What the exercise asks:
Search the material below for the word "that" and copy every line in which it occurs.

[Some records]
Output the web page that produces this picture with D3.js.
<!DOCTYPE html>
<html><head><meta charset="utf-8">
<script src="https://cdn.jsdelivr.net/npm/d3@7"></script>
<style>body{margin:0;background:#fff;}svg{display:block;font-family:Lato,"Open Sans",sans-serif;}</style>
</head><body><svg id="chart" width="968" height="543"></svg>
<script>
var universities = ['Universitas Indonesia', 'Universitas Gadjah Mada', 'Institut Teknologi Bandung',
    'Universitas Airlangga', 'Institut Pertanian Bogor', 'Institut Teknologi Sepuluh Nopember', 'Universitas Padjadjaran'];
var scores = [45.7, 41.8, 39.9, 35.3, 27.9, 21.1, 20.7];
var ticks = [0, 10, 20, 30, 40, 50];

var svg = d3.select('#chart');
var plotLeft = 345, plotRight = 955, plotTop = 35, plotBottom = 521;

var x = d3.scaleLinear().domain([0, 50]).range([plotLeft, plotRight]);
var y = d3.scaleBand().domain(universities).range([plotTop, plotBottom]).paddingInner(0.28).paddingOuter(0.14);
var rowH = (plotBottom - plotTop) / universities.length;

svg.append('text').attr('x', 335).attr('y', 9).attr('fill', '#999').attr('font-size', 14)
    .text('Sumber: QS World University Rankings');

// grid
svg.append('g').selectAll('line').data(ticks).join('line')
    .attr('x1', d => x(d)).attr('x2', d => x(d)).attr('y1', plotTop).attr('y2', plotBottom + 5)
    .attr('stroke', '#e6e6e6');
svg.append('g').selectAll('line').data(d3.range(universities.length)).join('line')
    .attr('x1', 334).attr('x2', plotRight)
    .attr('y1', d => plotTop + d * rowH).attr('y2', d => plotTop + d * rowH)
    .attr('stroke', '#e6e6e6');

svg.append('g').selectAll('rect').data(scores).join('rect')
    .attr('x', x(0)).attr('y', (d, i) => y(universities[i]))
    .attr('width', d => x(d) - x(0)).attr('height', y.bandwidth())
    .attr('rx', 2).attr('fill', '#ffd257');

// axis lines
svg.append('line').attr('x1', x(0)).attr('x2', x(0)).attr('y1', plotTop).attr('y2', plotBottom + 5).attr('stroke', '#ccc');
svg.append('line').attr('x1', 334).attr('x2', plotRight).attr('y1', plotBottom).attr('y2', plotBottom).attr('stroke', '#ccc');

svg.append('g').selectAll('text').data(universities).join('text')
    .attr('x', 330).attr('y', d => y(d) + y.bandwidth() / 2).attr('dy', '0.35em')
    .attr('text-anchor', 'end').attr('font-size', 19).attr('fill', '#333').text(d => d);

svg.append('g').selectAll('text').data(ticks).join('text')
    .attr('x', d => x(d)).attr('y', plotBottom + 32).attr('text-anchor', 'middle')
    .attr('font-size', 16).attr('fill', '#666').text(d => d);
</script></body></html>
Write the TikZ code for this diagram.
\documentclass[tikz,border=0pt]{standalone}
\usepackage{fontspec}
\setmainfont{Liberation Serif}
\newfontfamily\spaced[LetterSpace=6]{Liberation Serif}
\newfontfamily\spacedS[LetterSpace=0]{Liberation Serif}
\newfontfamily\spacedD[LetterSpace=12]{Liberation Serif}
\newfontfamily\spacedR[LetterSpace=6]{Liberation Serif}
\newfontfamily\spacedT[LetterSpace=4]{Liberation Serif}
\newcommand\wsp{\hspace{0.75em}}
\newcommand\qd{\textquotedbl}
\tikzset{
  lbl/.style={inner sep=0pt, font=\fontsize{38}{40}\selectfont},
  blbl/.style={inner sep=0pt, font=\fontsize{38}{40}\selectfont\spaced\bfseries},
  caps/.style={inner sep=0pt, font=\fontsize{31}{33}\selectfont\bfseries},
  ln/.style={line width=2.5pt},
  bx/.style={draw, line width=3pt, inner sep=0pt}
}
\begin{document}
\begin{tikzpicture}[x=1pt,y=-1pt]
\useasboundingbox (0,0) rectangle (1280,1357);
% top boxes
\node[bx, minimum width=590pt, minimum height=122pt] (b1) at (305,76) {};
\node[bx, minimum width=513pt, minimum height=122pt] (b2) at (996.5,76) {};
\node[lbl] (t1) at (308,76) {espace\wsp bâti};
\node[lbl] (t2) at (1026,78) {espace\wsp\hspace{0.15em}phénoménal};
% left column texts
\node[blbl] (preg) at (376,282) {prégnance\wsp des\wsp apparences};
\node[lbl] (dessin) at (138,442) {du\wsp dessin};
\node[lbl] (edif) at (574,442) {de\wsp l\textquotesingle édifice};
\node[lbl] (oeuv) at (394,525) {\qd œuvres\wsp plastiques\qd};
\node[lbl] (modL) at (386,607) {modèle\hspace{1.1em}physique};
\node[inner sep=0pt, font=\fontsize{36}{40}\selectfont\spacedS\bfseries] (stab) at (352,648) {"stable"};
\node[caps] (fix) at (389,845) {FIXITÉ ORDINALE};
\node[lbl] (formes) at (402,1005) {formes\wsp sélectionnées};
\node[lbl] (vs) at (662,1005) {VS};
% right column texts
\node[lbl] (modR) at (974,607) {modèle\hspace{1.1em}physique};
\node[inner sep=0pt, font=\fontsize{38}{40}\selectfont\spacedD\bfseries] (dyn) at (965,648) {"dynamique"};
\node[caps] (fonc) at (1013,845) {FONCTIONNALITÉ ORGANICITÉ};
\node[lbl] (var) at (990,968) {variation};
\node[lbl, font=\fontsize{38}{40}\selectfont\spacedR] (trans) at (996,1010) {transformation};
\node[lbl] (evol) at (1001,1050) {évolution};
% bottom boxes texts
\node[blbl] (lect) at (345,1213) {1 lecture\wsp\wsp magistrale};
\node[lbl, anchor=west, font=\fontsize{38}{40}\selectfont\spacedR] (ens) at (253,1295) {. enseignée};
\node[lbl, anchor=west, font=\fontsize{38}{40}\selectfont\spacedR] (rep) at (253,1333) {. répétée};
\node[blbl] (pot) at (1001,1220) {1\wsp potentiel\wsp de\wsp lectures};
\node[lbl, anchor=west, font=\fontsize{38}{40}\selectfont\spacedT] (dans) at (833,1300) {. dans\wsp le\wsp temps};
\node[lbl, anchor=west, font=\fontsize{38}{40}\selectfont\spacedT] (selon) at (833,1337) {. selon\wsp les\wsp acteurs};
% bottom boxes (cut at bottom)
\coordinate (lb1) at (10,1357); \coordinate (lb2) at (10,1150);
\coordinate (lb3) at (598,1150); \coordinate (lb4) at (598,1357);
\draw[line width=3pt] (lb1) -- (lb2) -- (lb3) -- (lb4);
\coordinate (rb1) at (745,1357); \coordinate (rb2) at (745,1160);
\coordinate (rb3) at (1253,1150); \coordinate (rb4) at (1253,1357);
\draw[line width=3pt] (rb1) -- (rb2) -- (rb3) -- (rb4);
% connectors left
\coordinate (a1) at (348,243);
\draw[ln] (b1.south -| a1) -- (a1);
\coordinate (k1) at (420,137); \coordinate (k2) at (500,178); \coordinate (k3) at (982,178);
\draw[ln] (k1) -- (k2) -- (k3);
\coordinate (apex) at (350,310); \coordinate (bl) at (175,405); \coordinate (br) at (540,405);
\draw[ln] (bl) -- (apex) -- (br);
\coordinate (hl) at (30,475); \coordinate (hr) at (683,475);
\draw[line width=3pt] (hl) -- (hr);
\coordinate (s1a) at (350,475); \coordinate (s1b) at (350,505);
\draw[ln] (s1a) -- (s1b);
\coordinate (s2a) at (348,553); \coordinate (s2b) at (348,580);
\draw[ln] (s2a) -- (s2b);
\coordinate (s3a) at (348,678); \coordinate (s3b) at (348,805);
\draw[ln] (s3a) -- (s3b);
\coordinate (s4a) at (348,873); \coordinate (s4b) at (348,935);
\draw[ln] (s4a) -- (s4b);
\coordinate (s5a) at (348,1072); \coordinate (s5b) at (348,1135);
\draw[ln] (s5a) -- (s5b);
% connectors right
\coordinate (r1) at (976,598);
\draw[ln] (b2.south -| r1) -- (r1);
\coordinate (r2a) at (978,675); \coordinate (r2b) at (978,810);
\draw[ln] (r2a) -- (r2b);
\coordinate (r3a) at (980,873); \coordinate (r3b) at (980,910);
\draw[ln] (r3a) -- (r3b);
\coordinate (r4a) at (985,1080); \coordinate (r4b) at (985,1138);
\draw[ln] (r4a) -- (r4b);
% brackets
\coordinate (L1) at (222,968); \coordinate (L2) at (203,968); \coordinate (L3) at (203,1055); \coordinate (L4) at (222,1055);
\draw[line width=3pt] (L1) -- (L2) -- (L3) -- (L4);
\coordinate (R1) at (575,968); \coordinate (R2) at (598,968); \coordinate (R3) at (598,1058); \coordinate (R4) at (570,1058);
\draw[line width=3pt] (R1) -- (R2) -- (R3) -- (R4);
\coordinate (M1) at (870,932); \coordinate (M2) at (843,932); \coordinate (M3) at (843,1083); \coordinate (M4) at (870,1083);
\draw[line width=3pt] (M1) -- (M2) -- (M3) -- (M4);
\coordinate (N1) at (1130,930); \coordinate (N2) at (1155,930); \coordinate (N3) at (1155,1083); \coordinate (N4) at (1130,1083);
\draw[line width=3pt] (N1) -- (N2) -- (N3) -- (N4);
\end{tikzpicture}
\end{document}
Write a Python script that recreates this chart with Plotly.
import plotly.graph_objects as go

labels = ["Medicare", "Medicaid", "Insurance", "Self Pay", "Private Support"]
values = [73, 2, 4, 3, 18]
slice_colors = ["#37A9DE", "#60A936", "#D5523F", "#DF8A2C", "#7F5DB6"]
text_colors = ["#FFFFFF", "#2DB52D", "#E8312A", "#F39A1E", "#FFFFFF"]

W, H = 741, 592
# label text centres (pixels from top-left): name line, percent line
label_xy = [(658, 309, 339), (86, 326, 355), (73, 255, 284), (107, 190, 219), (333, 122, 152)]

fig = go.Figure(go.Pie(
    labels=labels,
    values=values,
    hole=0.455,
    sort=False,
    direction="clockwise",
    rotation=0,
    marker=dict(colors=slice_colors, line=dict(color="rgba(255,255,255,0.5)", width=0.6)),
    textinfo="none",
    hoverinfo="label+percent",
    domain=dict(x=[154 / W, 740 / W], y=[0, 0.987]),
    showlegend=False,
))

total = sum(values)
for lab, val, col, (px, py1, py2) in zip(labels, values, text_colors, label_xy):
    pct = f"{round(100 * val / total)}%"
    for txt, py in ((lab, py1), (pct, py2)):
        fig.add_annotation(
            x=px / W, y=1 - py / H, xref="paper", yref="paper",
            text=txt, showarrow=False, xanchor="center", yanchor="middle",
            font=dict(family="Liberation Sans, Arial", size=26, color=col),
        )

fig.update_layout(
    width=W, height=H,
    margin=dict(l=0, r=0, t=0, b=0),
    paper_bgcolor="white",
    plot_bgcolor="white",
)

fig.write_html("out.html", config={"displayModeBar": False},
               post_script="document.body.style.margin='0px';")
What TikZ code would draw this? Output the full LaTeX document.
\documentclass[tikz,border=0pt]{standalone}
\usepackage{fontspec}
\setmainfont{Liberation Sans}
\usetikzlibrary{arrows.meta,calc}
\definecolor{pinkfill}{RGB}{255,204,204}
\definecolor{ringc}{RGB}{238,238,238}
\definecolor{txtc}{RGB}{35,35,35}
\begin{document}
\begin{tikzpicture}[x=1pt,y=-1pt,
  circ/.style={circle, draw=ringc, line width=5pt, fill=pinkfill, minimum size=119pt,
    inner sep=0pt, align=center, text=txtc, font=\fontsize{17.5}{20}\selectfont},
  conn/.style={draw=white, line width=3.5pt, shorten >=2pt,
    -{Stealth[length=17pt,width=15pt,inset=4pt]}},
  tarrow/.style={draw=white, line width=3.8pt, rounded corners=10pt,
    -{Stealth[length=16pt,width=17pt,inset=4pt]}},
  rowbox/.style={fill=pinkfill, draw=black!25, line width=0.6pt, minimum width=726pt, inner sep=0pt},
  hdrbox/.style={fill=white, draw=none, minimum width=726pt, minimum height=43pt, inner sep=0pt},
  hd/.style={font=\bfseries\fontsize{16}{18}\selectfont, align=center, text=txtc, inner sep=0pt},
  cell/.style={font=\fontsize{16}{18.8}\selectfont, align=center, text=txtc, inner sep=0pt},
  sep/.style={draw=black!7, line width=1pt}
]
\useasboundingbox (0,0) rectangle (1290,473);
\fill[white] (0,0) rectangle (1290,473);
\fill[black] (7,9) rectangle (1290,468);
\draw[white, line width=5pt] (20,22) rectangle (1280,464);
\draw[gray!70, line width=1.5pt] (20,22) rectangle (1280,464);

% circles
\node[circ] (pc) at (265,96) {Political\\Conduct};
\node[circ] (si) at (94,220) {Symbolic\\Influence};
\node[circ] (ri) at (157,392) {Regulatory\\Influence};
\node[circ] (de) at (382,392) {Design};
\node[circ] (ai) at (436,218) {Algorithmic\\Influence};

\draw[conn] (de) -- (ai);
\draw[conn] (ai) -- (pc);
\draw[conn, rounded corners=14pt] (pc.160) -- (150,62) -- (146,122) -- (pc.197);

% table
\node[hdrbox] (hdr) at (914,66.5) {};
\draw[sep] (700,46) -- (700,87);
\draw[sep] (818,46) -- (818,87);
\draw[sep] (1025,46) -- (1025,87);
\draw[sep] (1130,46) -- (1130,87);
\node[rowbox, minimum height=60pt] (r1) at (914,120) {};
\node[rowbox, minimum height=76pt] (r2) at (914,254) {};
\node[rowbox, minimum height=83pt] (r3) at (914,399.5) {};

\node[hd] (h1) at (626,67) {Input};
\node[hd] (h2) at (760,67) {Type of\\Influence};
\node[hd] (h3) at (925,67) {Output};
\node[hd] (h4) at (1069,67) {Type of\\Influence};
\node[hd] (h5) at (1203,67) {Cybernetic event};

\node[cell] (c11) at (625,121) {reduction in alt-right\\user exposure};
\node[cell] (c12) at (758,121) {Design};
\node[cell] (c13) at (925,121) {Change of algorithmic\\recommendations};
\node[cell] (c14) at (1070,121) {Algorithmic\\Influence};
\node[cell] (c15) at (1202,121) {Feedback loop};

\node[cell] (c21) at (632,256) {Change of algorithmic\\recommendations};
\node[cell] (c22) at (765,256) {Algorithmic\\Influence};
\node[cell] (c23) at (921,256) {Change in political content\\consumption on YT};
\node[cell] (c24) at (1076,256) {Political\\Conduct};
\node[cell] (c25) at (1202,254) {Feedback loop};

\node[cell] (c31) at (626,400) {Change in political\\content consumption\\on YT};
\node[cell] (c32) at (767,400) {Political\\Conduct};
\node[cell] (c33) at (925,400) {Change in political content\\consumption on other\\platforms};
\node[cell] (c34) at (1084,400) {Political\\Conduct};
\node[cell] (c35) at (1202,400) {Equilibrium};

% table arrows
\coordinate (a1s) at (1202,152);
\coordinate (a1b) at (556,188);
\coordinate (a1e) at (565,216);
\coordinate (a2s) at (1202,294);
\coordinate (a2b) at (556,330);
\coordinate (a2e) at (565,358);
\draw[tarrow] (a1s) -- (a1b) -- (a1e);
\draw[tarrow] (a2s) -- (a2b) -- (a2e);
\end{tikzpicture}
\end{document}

Completed exercise:
Output the web page that produces this picture with D3.js.
Write a Python script that recreates this chart with Plotly.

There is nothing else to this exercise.